** BEGIN Listing **

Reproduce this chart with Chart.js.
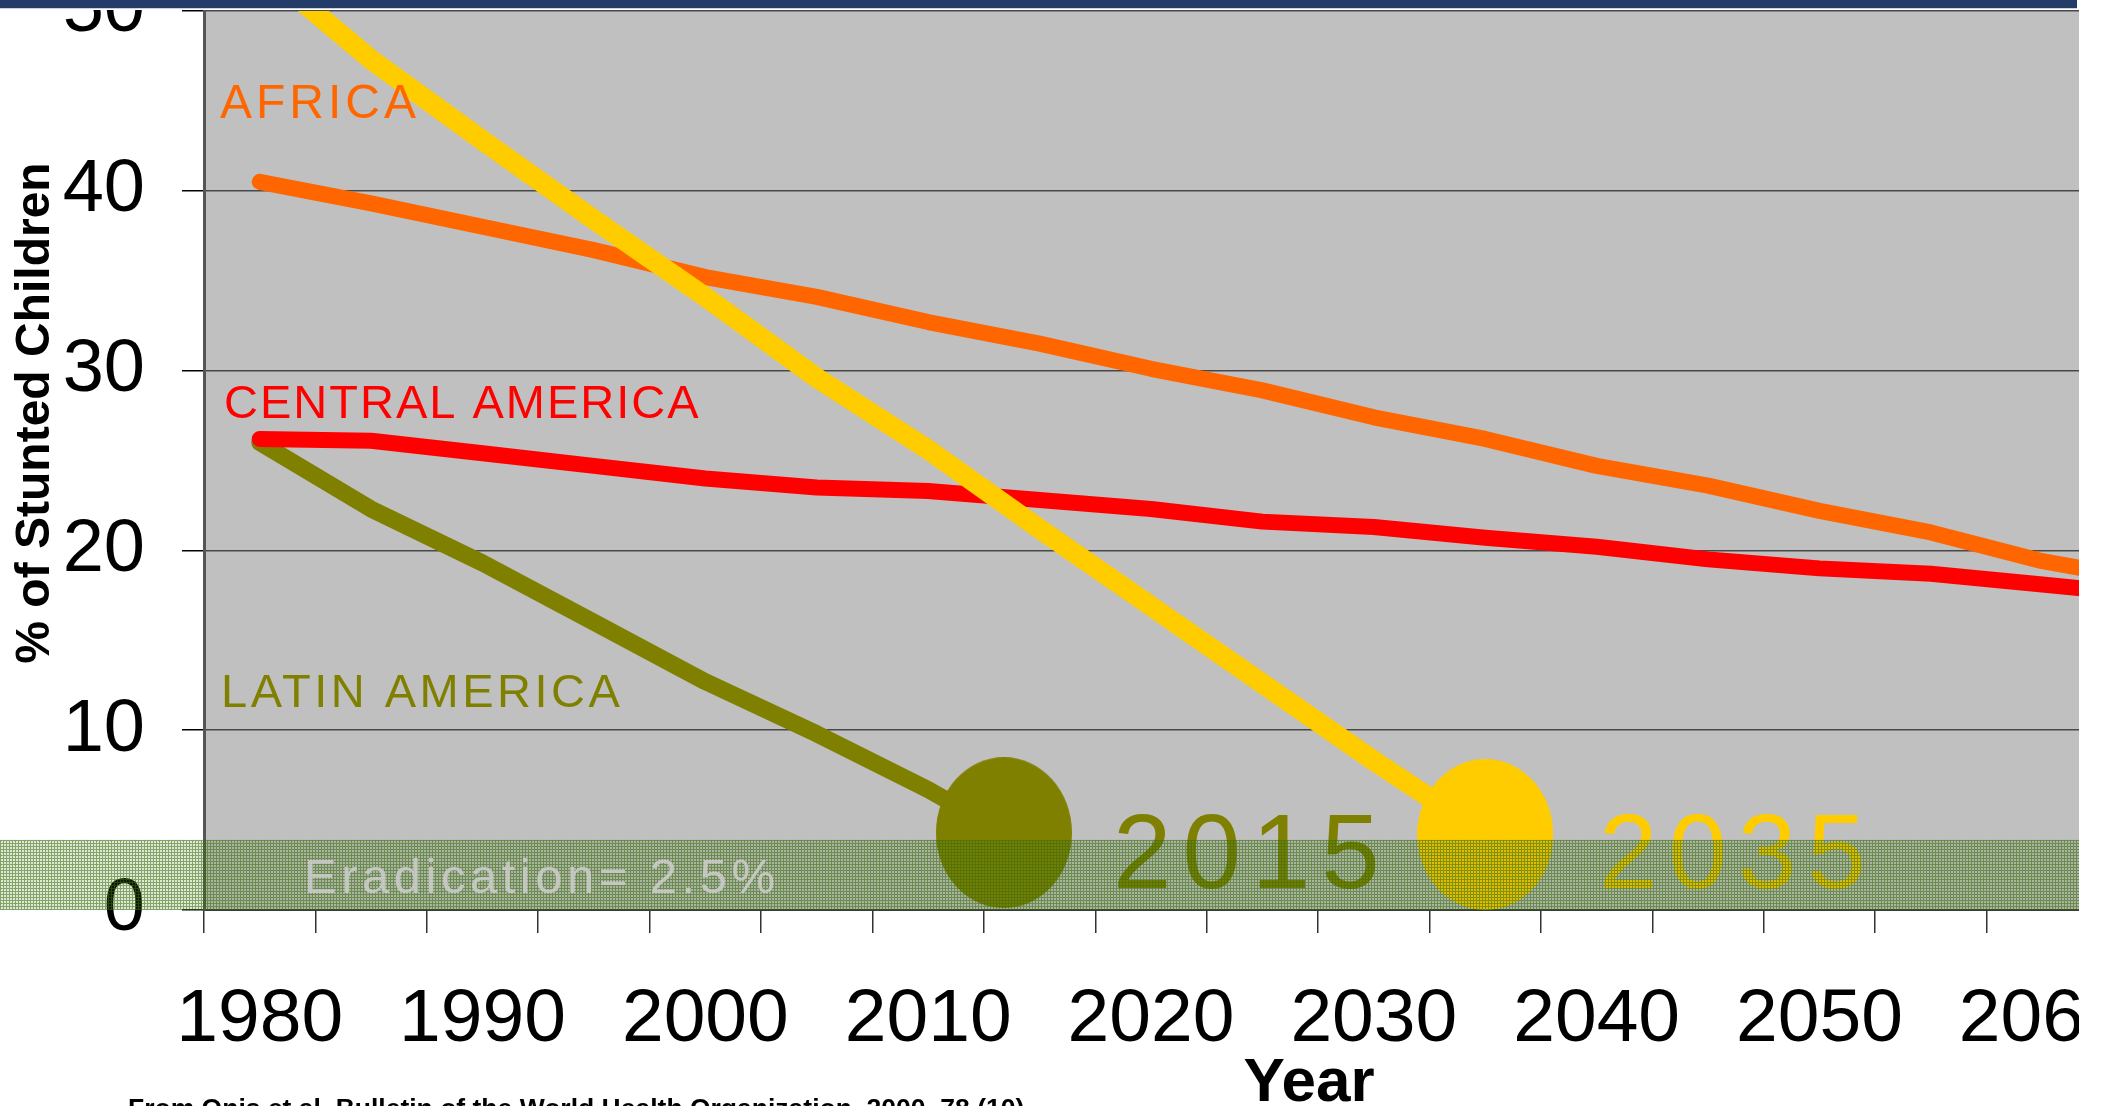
<!DOCTYPE html>
<html>
<head>
<meta charset="utf-8">
<title>Stunted children trends</title>
<script src="https://cdn.jsdelivr.net/npm/chart.js@4.4.1/dist/chart.umd.min.js"></script>
<style>
    html, body { margin: 0; padding: 0; background: #fff; overflow: hidden; }
    #wrap { position: relative; width: 2140px; height: 1106px; }
</style>
</head>
<body>
<div id="wrap"><canvas id="stuntChart" width="2140" height="1106"></canvas></div>
<script>
// x categories (5-year steps) and y ticks
const tickYears = [1980, 1985, 1990, 1995, 2000, 2005, 2010, 2015, 2020, 2025, 2030, 2035, 2040, 2045, 2050, 2055, 2060];
const yTicks = [0, 10, 20, 30, 40, 50];

// data years, the last one runs past the slide edge
const years = [1980, 1985, 1990, 1995, 2000, 2005, 2010, 2015, 2020, 2025, 2030, 2035, 2040, 2045, 2050, 2055, 2060, 2065];

// % of stunted children
const africa = [40.5, 39.3, 38.0, 36.7, 35.2, 34.1, 32.7, 31.5, 30.1, 28.9, 27.4, 26.2, 24.7, 23.6, 22.2, 21.0, 19.4, 18.3];
const centralAmerica = [26.2, 26.1, 25.4, 24.7, 24.0, 23.5, 23.3, 22.8, 22.3, 21.6, 21.3, 20.7, 20.2, 19.5, 19.0, 18.7, 18.1, 17.5];
const latinAmerica = [26.0, 22.3, 19.3, 16.0, 12.7, 9.8, 6.7];
const yellowTrend = [52.5, 47.3, 42.8, 38.4, 34.1, 29.6, 25.6, 21.2, 16.9, 12.6, 8.3];

// milestone markers (year reached, level)
const latinGoal = { year: 2013.4, value: 4.3, label: "2015" };
const yellowGoal = { year: 2035, value: 4.2, label: "2035" };
const eradicationTop = 3.9;

const FONT = "'Liberation Sans', Arial, sans-serif";
// plot box of the slide, the right part is cut off by the slide edge
const plotBox = { left: 204, top: 11, right: 2098, bottom: 910, cropX: 2079 };

function ellipseMarker(color) {
    const c = document.createElement("canvas");
    c.width = 136;
    c.height = 151;
    const g = c.getContext("2d");
    g.fillStyle = color;
    g.beginPath();
    g.ellipse(68, 75.5, 68, 75.5, 0, 0, Math.PI * 2);
    g.fill();
    return c;
}

function hatchPattern(ctx) {
    const c = document.createElement("canvas");
    c.width = 3;
    c.height = 3;
    const g = c.getContext("2d");
    g.fillStyle = "rgba(70,120,20,0.17)";
    g.fillRect(0, 0, 3, 3);
    g.fillStyle = "rgba(55,105,15,0.55)";
    g.fillRect(0, 0, 3, 1);
    g.fillRect(0, 1, 1, 2);
    return ctx.createPattern(c, "repeat");
}

function seriesPoints(values) {
    return values.map((v, i) => ({ x: years[i], y: v }));
}

function withGoal(values, goal) {
    return seriesPoints(values).concat([{ x: goal.year, y: goal.value }]);
}

function markerOptions(count, color) {
    const marker = ellipseMarker(color);
    return {
        pointRadius: ctx => ctx.dataIndex === count ? 70 : 0,
        pointStyle: ctx => ctx.dataIndex === count ? marker : "circle"
    };
}

function txt(ctx, text, x, y, font, color, spacing) {
    ctx.font = font;
    ctx.fillStyle = color;
    ctx.letterSpacing = (spacing || 0) + "px";
    ctx.fillText(text, x, y);
    ctx.letterSpacing = "0px";
}

// keep the plot exactly where it sits on the slide
const pinArea = {
    id: "pinArea",
    afterLayout(chart) {
        const b = plotBox;
        Object.assign(chart.chartArea, {
            left: b.left, top: b.top, right: b.right, bottom: b.bottom,
            width: b.right - b.left, height: b.bottom - b.top
        });
        Object.values(chart.scales).forEach(s => {
            if (s.isHorizontal()) {
                s.left = b.left;
                s.right = b.right;
                s.width = b.right - b.left;
                s.top = b.bottom;
                s.bottom = chart.height;
                s.height = chart.height - b.bottom;
            } else {
                s.left = 0;
                s.right = b.left;
                s.width = b.left;
                s.top = b.top;
                s.bottom = b.bottom;
                s.height = b.bottom - b.top;
            }
            s.configure();
        });
    }
};

const slideDecor = {
    id: "slideDecor",
    beforeDraw(chart) {
        const { ctx, chartArea: a } = chart;
        ctx.save();
        ctx.fillStyle = "#c0c0c0";
        ctx.fillRect(a.left, a.top, a.right - a.left, a.bottom - a.top);
        ctx.restore();
    },
    afterDatasetsDraw(chart) {
        const { ctx } = chart;
        const yScale = chart.scales.y;
        ctx.save();
        ctx.textAlign = "left";
        ctx.textBaseline = "alphabetic";
        txt(ctx, "AFRICA", 220, 118, "48px " + FONT, "#ff6600", 4);
        txt(ctx, "CENTRAL AMERICA", 224, 418, "47px " + FONT, "#ff0000", 2);
        txt(ctx, "LATIN AMERICA", 221, 707, "47px " + FONT, "#808000", 3.5);
        txt(ctx, latinGoal.label, 1113, 888, "105px " + FONT, "#808000", 11);
        txt(ctx, yellowGoal.label, 1599, 888, "105px " + FONT, "#ffcc00", 11);

        // eradication band across the whole slide
        const top = yScale.getPixelForValue(eradicationTop);
        const bottom = yScale.getPixelForValue(0);
        ctx.fillStyle = hatchPattern(ctx);
        ctx.fillRect(0, top, plotBox.cropX, bottom - top);

        txt(ctx, "Eradication= 2.5%", 304, 893, "49px " + FONT, "rgba(206,206,206,0.85)", 4.5);
        ctx.restore();
    },
    afterDraw(chart) {
        const { ctx } = chart;
        ctx.save();
        // slide crop and header bar
        ctx.fillStyle = "#ffffff";
        ctx.fillRect(plotBox.cropX, 0, chart.width - plotBox.cropX, chart.height);
        ctx.fillRect(0, 0, plotBox.cropX, 10);
        ctx.fillStyle = "#243c68";
        ctx.fillRect(0, 0, plotBox.cropX - 2, 8);
        ctx.fillStyle = "#c9d1de";
        ctx.fillRect(0, 8, plotBox.cropX - 2, 1);

        ctx.textAlign = "center";
        txt(ctx, "Year", 1309, 1101, "bold 62px " + FONT, "#000");

        ctx.save();
        ctx.translate(36, 413);
        ctx.rotate(-Math.PI / 2);
        ctx.textBaseline = "middle";
        txt(ctx, "% of Stunted Children", 0, 0, "bold 48px " + FONT, "#000");
        ctx.restore();

        ctx.textAlign = "left";
        ctx.textBaseline = "alphabetic";
        txt(ctx, "From Onis et al, Bulletin of the World Health Organization, 2000, 78 (10)", 128, 1117, "bold 26.5px " + FONT, "#000");
        ctx.restore();
    }
};

document.addEventListener("DOMContentLoaded", function () {
    const canvas = document.getElementById("stuntChart");

    const stuntChart = new Chart(canvas.getContext("2d"), {
        type: "line",
        data: {
            labels: tickYears.map(String),
            datasets: [
                Object.assign({
                    label: "",
                    data: withGoal(yellowTrend, yellowGoal),
                    borderColor: "#ffcc00",
                    backgroundColor: "#ffcc00",
                    borderWidth: 20
                }, markerOptions(yellowTrend.length, "#ffcc00")),
                {
                    label: "CENTRAL AMERICA",
                    data: seriesPoints(centralAmerica),
                    borderColor: "#ff0000",
                    borderWidth: 16,
                    pointRadius: 0
                },
                {
                    label: "AFRICA",
                    data: seriesPoints(africa),
                    borderColor: "#ff6600",
                    borderWidth: 16,
                    pointRadius: 0
                },
                Object.assign({
                    label: "LATIN AMERICA",
                    data: withGoal(latinAmerica, latinGoal),
                    borderColor: "#808000",
                    backgroundColor: "#808000",
                    borderWidth: 17
                }, markerOptions(latinAmerica.length, "#808000"))
            ].map(ds => Object.assign({
                xAxisID: "xYears",
                tension: 0,
                fill: false,
                borderCapStyle: "round",
                borderJoinStyle: "round",
                pointBorderWidth: 0
            }, ds))
        },
        options: {
            responsive: false,
            animation: false,
            events: [],
            plugins: {
                legend: { display: false },
                tooltip: { enabled: false }
            },
            scales: {
                x: {
                    type: "category",
                    position: "bottom",
                    offset: true,
                    grid: {
                        offset: true,
                        drawOnChartArea: false,
                        drawTicks: true,
                        tickLength: 23,
                        color: "#333333",
                        lineWidth: 1.5
                    },
                    border: { display: true, color: "#3a3a3a", width: 2 },
                    ticks: {
                        autoSkip: false,
                        maxRotation: 0,
                        padding: 42,
                        color: "#000",
                        font: { family: FONT, size: 75 },
                        callback: function (value, index) {
                            return index % 2 === 0 ? this.getLabelForValue(value) : "";
                        }
                    }
                },
                xYears: {
                    type: "linear",
                    axis: "x",
                    position: "bottom",
                    display: false,
                    min: tickYears[0] - 2.5,
                    max: tickYears[tickYears.length - 1] + 2.5
                },
                y: {
                    type: "linear",
                    min: yTicks[0],
                    max: yTicks[yTicks.length - 1],
                    afterBuildTicks: function (s) {
                        s.ticks = yTicks.map(v => ({ value: v }));
                    },
                    grid: {
                        color: "#484848",
                        lineWidth: 1.5,
                        tickLength: 22,
                        tickColor: "#000"
                    },
                    border: { display: true, color: "#555555", width: 3 },
                    ticks: {
                        padding: 37,
                        color: "#000",
                        font: { family: FONT, size: 74 }
                    }
                }
            }
        },
        plugins: [pinArea, slideDecor]
    });
});
</script>
</body>
</html>
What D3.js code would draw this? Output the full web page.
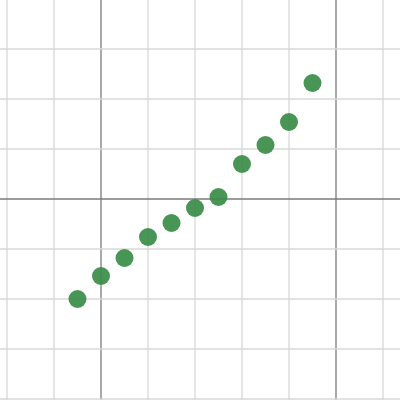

** END Listing **

* **Given instruction**:
Repeat the listing above exactly from its first line to the line containing "2055, 2060, 2065];", both included, and omit the pictures.

* **Task output**:
Reproduce this chart with Chart.js.
<!DOCTYPE html>
<html>
<head>
<meta charset="utf-8">
<title>Stunted children trends</title>
<script src="https://cdn.jsdelivr.net/npm/chart.js@4.4.1/dist/chart.umd.min.js"></script>
<style>
    html, body { margin: 0; padding: 0; background: #fff; overflow: hidden; }
    #wrap { position: relative; width: 2140px; height: 1106px; }
</style>
</head>
<body>
<div id="wrap"><canvas id="stuntChart" width="2140" height="1106"></canvas></div>
<script>
// x categories (5-year steps) and y ticks
const tickYears = [1980, 1985, 1990, 1995, 2000, 2005, 2010, 2015, 2020, 2025, 2030, 2035, 2040, 2045, 2050, 2055, 2060];
const yTicks = [0, 10, 20, 30, 40, 50];

// data years, the last one runs past the slide edge
const years = [1980, 1985, 1990, 1995, 2000, 2005, 2010, 2015, 2020, 2025, 2030, 2035, 2040, 2045, 2050, 2055, 2060, 2065];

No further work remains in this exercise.